Over the whole decade, the broadest economic measure, real gross domestic product per person, rose by only 1.05% per year, about half the average growth rate in the 1980’s and 1970’s, and less than a third of the growth rate of the 1960’s.

Even this small improvement did not, however, make it into the pockets and bank accounts of most Canadians. The average weekly earnings of Canadian workers, after inflation, grew in total by only 1.5% over the last 10 years.

Real after-tax income per person actually fell by 3.3% between 1989 and 1999, because a smaller share of the population is working now than ten years ago. Corporate profits rose, governments went from deficit to surplus, but most Canadians fell behind in the nineties.

While the official national unemployment rate has dropped below 7% in 2000, the overall picture for most working Canadians is far from rosy. Much of the employment growth in the 1990’s was in part-time or casual work, and low-paid "self-employment".

The lower unemployment rate is also misleading because we still have a smaller share of our population, particularly young people, actively in the workforce. If the same proportion of Canadians had been in the workforce as in 1989, the unemployment rate for 1999 would have been 11.3%, rather than 7.6%.

This growing inequality has been complemented by the attack on the public sector, probably the key defining element of the 1990’s. The security provided by the public sector, the social safety net, is most important to low and middle-income Canadians.

Using deficit reduction and the demands of globalization as their rallying cry, governments over the last decade cut unemployment insurance and welfare benefits, and reduced funding to public health care and education, making most Canadians less secure, and financially worse off. Between 1990 and 1998, public health care spending fell by 5.1% per person, while private health care spending per person rose by 19.6% per person, to $733 a year.
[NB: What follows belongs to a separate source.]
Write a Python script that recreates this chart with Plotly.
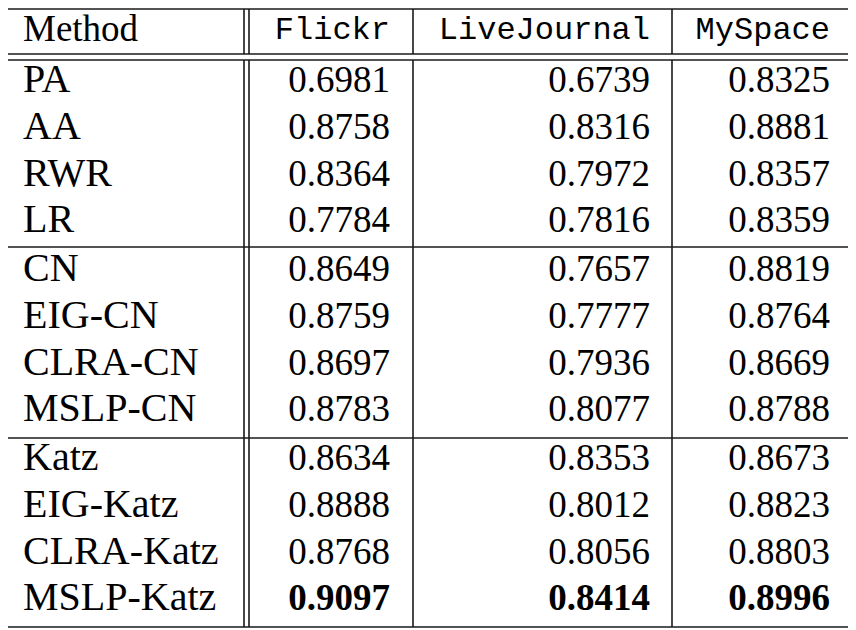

We have been looking at overall averages, which can be misleading. The average wealth of Bill Gates and 99 of the rest of us is close to $1 billion, but that doesn’t mean that anyone but Bill Gates is wealthy. What we have seen in the 1990’s, continuing a trend from the mid-1970’s is growing inequality – the rich getting richer, the poor getting poorer, and most of us in the middle a bit worse off.

So what will we call the 1990’s? A period of growing inequality, growing insecurity, declining public services and, as a result, perhaps a decline in the sense of community.

Would the "Nasty Nineties" be about right?